Regarding CMMN language, another improvement could be the provision of more detailed semantics for data representation, in order to enhance data-driven implementation of collaborative processes, which was another major issue that both working groups faced when they were asked to implement their models.

Nevertheless, the fact that, despite any boundaries, CMMN could be used for both the analysis and the implementation of a flexible process like EEE exchange process, is very promising, detaching CMMN from the sequential logic of BPMN-like languages.

7 Conclusions and future work

There are recent works presenting the application of CMMN, alongside with other modeling languages, like BPMN and DMN, to model specific case studies [41]. The research that underwent in this paper is the first that evaluates the application of CMMN on a real-world project, based on the project participants’ experience. What can be concluded is that we have a new modeling language that can cover the modeling requirements for flexible and variable processes, such as collaborative processes, in both their analysis and implementation phases.
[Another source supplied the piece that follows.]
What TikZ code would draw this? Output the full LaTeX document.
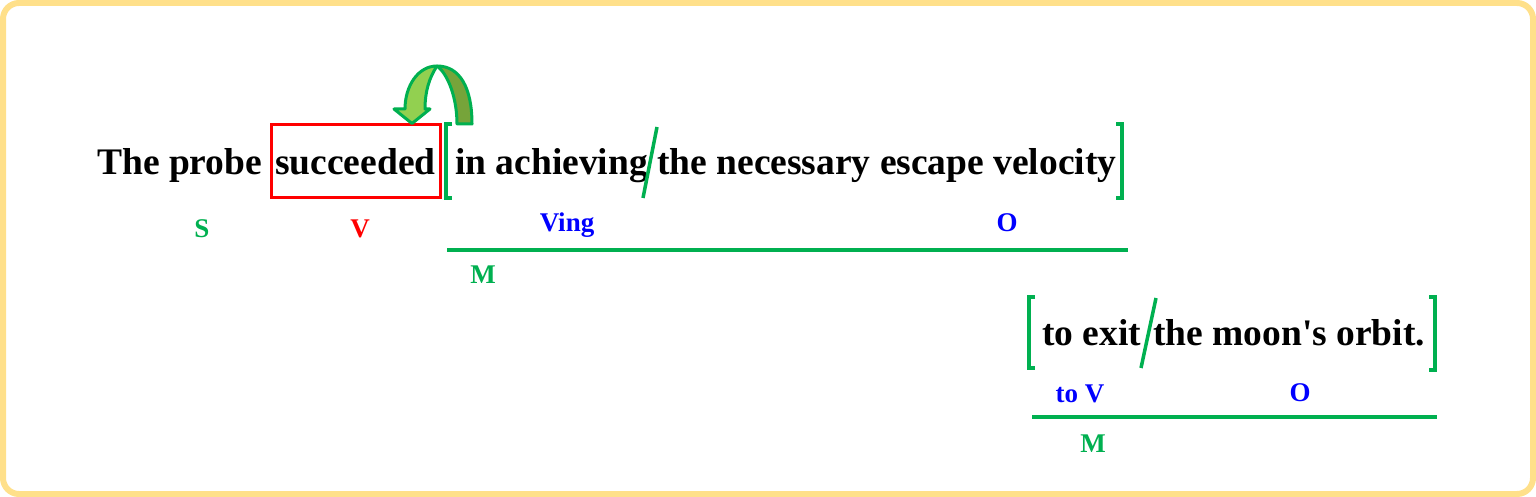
\documentclass[tikz,border=0pt]{standalone}
\usepackage{fontspec}
\newfontfamily\tnr{Liberation Serif}
\definecolor{gr}{HTML}{00B050}
\definecolor{lgr}{HTML}{92D050}
\definecolor{dgr}{HTML}{76A43A}
\definecolor{yel}{HTML}{FFE08A}
\begin{document}
\begin{tikzpicture}[x=1pt,y=-1pt,
  main/.style={inner sep=0pt,anchor=base west,font=\tnr\bfseries\fontsize{37.5}{40}\selectfont},
  lab/.style={inner sep=0pt,anchor=base,font=\tnr\bfseries\fontsize{27}{29}\selectfont},
  brk/.style={draw=gr,line width=3.5pt},
  uline/.style={draw=gr,line width=3.5pt},
  slashln/.style={draw=gr,line width=3.5pt},
  arrowpart/.style={draw=gr,line width=3pt,line join=round}]
\useasboundingbox (0,0) rectangle (1536,497);
\draw[yel,line width=6pt,fill=white,rounded corners=16pt] (3,3) rectangle (1533,494);
% line 1
\node[main] (t1) at (97,175) {The probe};
\node[main] (t2) at (275,175) {succeeded};
\node[draw=red,line width=3pt,minimum width=169pt,minimum height=73pt,inner sep=0pt] (vbox) at (355.5,161.5) {};
\node[main] (t3) at (455,175) {in achieving};
\node[main] (t4) at (657,175) {the necessary escape velocity};
\coordinate (b1a) at (446,124); \coordinate (b1b) at (1122,124);
\draw[brk] ([xshift=6pt]b1a) -- (b1a) -- ++(0,74) -- ++(6,0);
\draw[brk] ([xshift=-6pt]b1b) -- (b1b) -- ++(0,74) -- ++(-6,0);
\coordinate (s1a) at (657,127); \coordinate (s1b) at (643,198);
\draw[slashln] (s1a) -- (s1b);
% labels line 1
\node[lab,text=gr] (S) at (202,237) {S};
\node[lab,text=red] (V) at (360,237) {V};
\node[lab,text=blue] (Ving) at (567,232) {Ving};
\node[lab,text=blue] (O1) at (1007,231) {O};
\coordinate (u1a) at (447,250); \coordinate (u1b) at (1128,250);
\draw[uline] (u1a) -- (u1b);
\node[lab,text=gr] (M1) at (483,283) {M};
% line 2
\node[main] (t5) at (1042,345) {to exit};
\node[main] (t6) at (1153,345) {the moon's orbit.};
\coordinate (b2a) at (1029,297); \coordinate (b2b) at (1435,297);
\draw[brk] ([xshift=6pt]b2a) -- (b2a) -- ++(0,71) -- ++(6,0);
\draw[brk] ([xshift=-6pt]b2b) -- (b2b) -- ++(0,73) -- ++(-6,0);
\coordinate (s2a) at (1156,298); \coordinate (s2b) at (1141,368);
\draw[slashln] (s2a) -- (s2b);
\node[lab,text=blue] (toV) at (1080,402) {to V};
\node[lab,text=blue] (O2) at (1300,401) {O};
\coordinate (u2a) at (1032,417); \coordinate (u2b) at (1437,417);
\draw[uline] (u2a) -- (u2b);
\node[lab,text=gr] (M2) at (1093,452) {M};
% curved arrow
\draw[arrowpart,fill=dgr]
  (457,124) -- (472,124) .. controls (472,88) and (460,66) .. (437,66)
  .. controls (448,74) and (457,98) .. (457,124) -- cycle;
\draw[arrowpart,fill=lgr]
  (437,66) .. controls (418,66) and (405,86) .. (405,109) -- (394,109)
  -- (vbox.north -| 412,0) -- (430,109) -- (425,109)
  .. controls (425,92) and (429,78) .. (437,66) -- cycle;
\end{tikzpicture}
\end{document}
In the future, what we plan to examine more thoroughly, is the willingness to adopt CMMN, for modeling human-centric processes, of not only familiar-with-BPMN modelers but also of inexperienced users, considering the difficulties of learning a new non-traditional BPMN alternative as is mentioned in [16]. Additionally, advanced execution requirements for CMMN engines, implemented by CMMN-enabled tools, should be defined, in order to support enhance data representation and discretionary tasks upon implementation phase. Considering that Case Management as a theory is data-centric and decision-based, it is obvious why these two features should be supported.